Теперь тревога Уикхема выдала себя краской, залившей его щеки, и испугом в глазах. Несколько минут он молчал, а затем, подавив растерянность, снова обернулся к ней и сказал очень мягко:
– Вы знаете мои чувства к мистеру Дарси и легко поймете, как искренне я должен радоваться, что он оказался достаточно умен, чтобы приложить старания и попытаться хотя бы выглядеть порядочным человеком. В этом смысле его гордость может оказать услугу если не ему, то многим другим, ибо она удержит его от тех низостей, жертвой которых стал я. Боюсь только, что того рода обходительность, какую, мне кажется, имели в виду вы, он лишь напускает на себя, когда гостит у тетушки, чьим добрым мнением он весьма дорожит. Я знаю, когда они бывали вместе, его страх перед ней всегда заставлял его вести себя осмотрительно, и во многом это следует объяснить его желанием добиться брака с мисс де Бэр, которого, я уверен, он весьма желает.

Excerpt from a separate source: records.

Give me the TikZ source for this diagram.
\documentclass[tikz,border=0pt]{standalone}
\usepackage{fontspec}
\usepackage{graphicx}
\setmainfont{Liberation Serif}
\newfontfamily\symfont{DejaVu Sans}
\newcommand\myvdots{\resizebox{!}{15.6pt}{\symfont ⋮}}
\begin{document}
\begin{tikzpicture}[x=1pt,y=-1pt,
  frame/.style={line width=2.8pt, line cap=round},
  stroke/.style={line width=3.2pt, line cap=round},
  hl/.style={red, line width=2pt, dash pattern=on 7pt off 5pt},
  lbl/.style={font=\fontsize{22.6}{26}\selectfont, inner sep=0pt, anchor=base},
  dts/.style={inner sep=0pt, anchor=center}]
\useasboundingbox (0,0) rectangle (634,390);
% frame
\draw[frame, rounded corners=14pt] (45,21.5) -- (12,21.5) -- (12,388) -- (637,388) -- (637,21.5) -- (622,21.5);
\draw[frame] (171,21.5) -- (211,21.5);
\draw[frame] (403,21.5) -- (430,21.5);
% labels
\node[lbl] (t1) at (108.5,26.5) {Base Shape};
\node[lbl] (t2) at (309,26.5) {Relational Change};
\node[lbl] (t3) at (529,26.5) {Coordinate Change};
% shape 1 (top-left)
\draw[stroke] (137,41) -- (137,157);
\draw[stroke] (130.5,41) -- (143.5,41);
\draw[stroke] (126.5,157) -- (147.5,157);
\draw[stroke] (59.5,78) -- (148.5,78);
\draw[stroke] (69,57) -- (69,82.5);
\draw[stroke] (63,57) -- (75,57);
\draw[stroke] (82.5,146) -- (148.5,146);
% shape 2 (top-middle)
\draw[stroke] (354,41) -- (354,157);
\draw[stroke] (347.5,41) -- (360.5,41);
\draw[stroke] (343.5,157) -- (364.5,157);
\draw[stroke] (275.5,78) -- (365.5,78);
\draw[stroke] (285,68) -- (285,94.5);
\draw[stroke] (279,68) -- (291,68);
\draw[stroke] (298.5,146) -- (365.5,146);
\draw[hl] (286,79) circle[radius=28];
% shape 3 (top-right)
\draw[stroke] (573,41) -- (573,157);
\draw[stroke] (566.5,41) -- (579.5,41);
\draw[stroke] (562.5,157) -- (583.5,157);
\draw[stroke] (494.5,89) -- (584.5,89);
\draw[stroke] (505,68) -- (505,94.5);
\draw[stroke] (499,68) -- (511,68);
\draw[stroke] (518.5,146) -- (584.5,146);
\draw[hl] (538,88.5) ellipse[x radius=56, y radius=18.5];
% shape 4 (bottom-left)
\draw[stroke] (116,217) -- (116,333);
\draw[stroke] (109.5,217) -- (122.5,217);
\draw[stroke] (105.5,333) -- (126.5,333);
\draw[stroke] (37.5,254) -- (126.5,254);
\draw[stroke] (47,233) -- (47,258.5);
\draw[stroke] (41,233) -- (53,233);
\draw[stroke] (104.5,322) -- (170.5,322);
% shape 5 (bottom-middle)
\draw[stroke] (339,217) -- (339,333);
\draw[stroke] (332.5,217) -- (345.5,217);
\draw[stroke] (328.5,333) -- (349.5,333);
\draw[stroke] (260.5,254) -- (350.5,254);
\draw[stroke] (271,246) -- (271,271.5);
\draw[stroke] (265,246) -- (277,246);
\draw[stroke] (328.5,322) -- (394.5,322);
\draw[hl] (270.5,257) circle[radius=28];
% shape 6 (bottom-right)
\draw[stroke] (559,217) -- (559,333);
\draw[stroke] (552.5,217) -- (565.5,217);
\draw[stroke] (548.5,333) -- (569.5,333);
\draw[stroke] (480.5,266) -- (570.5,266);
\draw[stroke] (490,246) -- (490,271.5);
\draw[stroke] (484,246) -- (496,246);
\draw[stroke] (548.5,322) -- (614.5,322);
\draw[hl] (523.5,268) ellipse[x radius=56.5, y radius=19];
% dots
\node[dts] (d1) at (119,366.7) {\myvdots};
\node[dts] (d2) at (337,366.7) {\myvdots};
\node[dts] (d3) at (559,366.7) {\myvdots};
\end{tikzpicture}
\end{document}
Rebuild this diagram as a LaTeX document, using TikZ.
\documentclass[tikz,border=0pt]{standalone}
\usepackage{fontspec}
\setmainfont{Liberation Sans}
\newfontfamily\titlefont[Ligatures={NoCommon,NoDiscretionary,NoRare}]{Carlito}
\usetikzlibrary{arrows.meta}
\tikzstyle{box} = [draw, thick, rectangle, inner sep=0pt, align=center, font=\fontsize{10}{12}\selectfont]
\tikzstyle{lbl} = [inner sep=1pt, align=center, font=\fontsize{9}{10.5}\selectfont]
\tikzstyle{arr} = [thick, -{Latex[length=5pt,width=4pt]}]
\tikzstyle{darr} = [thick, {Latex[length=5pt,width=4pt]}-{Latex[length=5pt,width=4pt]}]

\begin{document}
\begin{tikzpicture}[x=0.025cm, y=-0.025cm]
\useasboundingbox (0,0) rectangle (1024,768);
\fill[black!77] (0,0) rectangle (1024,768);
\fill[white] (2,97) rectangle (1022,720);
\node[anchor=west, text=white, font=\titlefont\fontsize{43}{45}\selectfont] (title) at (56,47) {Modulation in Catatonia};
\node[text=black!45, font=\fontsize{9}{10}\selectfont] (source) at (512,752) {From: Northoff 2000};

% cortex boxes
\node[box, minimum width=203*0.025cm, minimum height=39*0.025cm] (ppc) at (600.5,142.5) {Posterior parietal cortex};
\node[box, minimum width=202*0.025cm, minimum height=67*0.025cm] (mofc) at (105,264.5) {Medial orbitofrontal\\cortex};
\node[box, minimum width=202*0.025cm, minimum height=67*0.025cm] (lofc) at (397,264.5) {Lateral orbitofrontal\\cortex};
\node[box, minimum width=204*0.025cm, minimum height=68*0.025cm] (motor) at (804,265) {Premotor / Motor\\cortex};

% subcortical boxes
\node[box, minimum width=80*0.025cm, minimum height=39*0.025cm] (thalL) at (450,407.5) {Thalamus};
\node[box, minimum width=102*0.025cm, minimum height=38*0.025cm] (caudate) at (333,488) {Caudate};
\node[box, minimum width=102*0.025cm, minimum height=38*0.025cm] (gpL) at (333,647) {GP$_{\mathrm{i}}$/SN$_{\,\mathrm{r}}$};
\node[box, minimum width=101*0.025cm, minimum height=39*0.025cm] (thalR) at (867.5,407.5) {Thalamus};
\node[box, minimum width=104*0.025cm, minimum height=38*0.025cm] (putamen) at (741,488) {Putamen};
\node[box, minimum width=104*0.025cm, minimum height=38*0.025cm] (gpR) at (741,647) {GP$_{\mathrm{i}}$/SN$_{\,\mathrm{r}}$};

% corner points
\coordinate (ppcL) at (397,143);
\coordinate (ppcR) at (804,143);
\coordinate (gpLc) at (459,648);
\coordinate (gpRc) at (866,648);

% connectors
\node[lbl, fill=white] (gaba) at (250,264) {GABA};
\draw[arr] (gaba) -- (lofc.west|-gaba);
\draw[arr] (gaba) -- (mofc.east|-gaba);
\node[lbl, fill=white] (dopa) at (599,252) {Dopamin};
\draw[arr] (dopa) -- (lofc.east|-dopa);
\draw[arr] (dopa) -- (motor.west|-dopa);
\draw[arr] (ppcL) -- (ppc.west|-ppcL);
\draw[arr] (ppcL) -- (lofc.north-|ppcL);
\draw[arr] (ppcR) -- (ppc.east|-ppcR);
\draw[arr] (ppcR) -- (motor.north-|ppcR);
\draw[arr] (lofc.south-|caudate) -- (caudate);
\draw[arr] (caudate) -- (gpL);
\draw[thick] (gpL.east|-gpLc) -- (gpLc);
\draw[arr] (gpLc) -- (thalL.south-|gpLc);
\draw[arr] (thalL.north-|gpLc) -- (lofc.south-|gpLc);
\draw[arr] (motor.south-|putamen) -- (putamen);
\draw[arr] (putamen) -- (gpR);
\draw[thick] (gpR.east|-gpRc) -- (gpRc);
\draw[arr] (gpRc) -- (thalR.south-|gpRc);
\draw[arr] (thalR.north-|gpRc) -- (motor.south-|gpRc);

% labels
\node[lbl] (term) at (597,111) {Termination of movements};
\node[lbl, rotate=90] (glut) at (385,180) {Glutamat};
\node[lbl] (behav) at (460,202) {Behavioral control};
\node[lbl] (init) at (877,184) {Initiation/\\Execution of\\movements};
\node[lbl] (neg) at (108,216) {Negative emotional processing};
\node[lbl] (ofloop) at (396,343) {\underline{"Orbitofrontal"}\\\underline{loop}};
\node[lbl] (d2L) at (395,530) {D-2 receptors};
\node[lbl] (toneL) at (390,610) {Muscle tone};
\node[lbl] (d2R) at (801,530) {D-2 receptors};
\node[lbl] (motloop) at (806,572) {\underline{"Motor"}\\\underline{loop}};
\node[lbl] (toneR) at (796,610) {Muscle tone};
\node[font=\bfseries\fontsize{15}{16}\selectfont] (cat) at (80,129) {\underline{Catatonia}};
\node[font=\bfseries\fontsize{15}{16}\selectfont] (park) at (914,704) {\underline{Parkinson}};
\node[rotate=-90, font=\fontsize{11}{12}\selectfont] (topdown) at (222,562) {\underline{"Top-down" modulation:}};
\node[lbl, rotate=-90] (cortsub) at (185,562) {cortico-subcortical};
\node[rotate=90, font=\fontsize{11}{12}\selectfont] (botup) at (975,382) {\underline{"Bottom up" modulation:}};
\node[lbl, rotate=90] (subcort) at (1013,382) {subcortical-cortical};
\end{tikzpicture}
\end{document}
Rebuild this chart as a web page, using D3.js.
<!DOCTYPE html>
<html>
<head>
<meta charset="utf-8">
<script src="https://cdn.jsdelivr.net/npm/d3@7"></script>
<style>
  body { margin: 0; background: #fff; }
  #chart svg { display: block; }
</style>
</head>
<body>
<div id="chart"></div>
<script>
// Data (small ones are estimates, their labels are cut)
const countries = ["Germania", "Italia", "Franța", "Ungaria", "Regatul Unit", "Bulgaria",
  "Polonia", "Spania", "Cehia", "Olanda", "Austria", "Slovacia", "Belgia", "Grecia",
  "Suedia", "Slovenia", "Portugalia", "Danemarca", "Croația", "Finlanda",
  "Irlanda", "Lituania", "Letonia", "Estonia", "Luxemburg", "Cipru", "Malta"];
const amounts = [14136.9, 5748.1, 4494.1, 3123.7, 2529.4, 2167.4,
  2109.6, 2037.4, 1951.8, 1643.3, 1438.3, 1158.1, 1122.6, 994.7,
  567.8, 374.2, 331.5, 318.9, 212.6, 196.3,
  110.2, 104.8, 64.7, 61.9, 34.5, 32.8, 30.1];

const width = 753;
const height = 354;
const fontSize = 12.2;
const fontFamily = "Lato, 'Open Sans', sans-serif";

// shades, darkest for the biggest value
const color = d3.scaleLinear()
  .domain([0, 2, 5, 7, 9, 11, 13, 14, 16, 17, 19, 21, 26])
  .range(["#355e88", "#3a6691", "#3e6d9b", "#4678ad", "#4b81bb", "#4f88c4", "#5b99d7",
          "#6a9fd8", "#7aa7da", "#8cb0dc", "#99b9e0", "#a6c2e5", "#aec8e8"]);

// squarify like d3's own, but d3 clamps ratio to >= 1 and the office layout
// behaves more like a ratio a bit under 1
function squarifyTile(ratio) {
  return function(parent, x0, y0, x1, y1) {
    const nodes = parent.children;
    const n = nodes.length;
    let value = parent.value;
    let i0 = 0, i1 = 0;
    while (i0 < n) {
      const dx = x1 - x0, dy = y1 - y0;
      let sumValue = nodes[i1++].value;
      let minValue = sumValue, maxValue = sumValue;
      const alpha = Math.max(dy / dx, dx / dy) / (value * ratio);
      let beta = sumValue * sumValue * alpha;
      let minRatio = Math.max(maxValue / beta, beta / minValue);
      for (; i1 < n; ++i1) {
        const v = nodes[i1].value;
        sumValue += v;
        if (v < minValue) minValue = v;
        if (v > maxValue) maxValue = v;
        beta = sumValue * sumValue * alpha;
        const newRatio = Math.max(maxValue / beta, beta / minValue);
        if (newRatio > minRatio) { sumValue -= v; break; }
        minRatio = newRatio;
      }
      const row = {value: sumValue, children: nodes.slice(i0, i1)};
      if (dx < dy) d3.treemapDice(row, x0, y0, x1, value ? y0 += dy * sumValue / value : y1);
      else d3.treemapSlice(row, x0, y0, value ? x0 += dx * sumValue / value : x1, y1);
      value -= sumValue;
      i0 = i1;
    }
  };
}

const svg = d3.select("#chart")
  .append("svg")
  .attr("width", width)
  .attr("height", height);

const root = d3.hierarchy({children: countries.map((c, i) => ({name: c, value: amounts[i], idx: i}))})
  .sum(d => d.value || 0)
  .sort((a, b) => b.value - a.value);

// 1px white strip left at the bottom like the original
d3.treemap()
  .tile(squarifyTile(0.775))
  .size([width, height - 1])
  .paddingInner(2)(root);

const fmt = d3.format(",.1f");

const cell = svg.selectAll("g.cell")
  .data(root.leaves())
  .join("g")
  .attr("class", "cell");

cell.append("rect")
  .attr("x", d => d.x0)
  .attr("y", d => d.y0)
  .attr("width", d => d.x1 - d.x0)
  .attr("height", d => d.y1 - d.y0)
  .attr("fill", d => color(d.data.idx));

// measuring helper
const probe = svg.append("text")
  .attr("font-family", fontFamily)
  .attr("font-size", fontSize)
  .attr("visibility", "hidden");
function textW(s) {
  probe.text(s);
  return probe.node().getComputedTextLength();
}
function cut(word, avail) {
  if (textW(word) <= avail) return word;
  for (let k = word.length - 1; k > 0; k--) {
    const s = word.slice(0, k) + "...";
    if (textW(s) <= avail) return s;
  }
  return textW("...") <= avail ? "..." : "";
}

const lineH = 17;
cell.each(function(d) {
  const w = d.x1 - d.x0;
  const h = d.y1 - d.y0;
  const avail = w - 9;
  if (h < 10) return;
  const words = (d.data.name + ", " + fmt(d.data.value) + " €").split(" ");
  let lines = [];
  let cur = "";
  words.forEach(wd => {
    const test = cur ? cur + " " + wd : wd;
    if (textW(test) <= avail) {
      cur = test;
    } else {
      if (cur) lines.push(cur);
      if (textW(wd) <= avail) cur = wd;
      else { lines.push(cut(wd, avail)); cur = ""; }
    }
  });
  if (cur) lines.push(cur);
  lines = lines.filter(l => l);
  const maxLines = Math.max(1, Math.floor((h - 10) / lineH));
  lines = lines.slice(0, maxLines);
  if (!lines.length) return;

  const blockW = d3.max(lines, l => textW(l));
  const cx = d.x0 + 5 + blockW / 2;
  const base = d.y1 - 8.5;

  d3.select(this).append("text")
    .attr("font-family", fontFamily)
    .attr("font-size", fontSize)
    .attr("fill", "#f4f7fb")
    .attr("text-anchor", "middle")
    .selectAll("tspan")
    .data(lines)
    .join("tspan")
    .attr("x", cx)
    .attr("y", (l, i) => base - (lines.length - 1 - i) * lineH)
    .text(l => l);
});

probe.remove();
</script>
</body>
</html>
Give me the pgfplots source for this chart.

Элизабет не смогла не улыбнуться на эти его слова, но ответила лишь легким наклоном головы. Она поняла, что он хочет вновь вернуться к теме своих былых обид, но у нее не было никакого желания удружить ему. Остальная часть вечера прошла в усилиях с его стороны изображать обычную беспечную веселость, но вовлечь Элизабет в разговор он больше не старался, и наконец они расстались со взаимным обменом любезностями и, возможно, со взаимным желанием никогда больше не встречаться.
Когда вечер кончился, Лидия уехала с миссис Фостер в Меритон, откуда им предстояло рано поутру отправиться в Брайтон. Ее прощание с родителями и сестрами было более шумным, чем трогательным. Слезы пролила только Китти, но плакала она от досады и зависти. Миссис Беннет не поскупилась на пожелания дочке всяких радостей и весьма настоятельно советовала ей веселиться столько, сколько она сможет, и имелись все основания полагать, что совет этот отнюдь не будет забыт. A громогласные восторги самой Лидии в минуты расставания не дали ей услышать более тихие слова прощания ее сестер.
Глава 42
Если бы Элизабет выводила свои заключения, наблюдая лишь собственную семью, она не смогла бы нарисовать приятную картину супружеского счастья и мирной домашней жизни. Ее отец, плененный юностью и красотой, а также мягкостью характера, которая словно бы всегда сопутствует юности и красоте, связал себя узами брака с женщиной, чья глуповатость и необразованность почти в самом начале брака убили в нем истинную любовь. Уважение, почитание и доверие исчезли навсегда, и все его понятия о семейном счастье были обмануты. Однако мистер Беннет не был склонен искать лекарства от разочарования, навлеченного на себя собственным легкомыслием, в тех удовольствиях, в которых люди слишком часто обретают утешение от последствий собственного легкомыслия или порока. Он любил сельскую жизнь и книги – они-то и служили ему главным источником его развлечений. Что до жены, то в этом смысле он был обязан ей лишь в той мере, в какой ее невежество и глупости его забавляли. Совсем не то счастье, каким обычно муж хочет быть обязанным жене. Но когда иных развлечений нет, истинный философ довольствуется теми, какие ему остаются.
Элизабет, однако, никогда не была слепа к предосудительности поведения ее отца как мужа. Оно всегда причиняло ей боль; но она уважала его ум и образованность, с ней он был неизменно ласков, и из благодарности она старалась не думать о том, чего не могла не замечать, и изгоняла из своих мыслей постоянное нарушение декорума и правил приличия в отношениях с женой, которое, когда он выставлял ее в смешном виде перед их собственными дочерьми, заслуживало всяческого неодобрения. Однако никогда прежде ей не приходилось с такой силой чувствовать тягостность положения детей при столь необычном браке, и, пожалуй, впервые ей стало ясно, сколько зла причинял ее отец, столь неразумно распоряжаясь своим умственным превосходством, которое при верном его применении хотя бы удерживало его дочерей от легкомысленности, пусть и не могло пробудить рассудительность в его жене.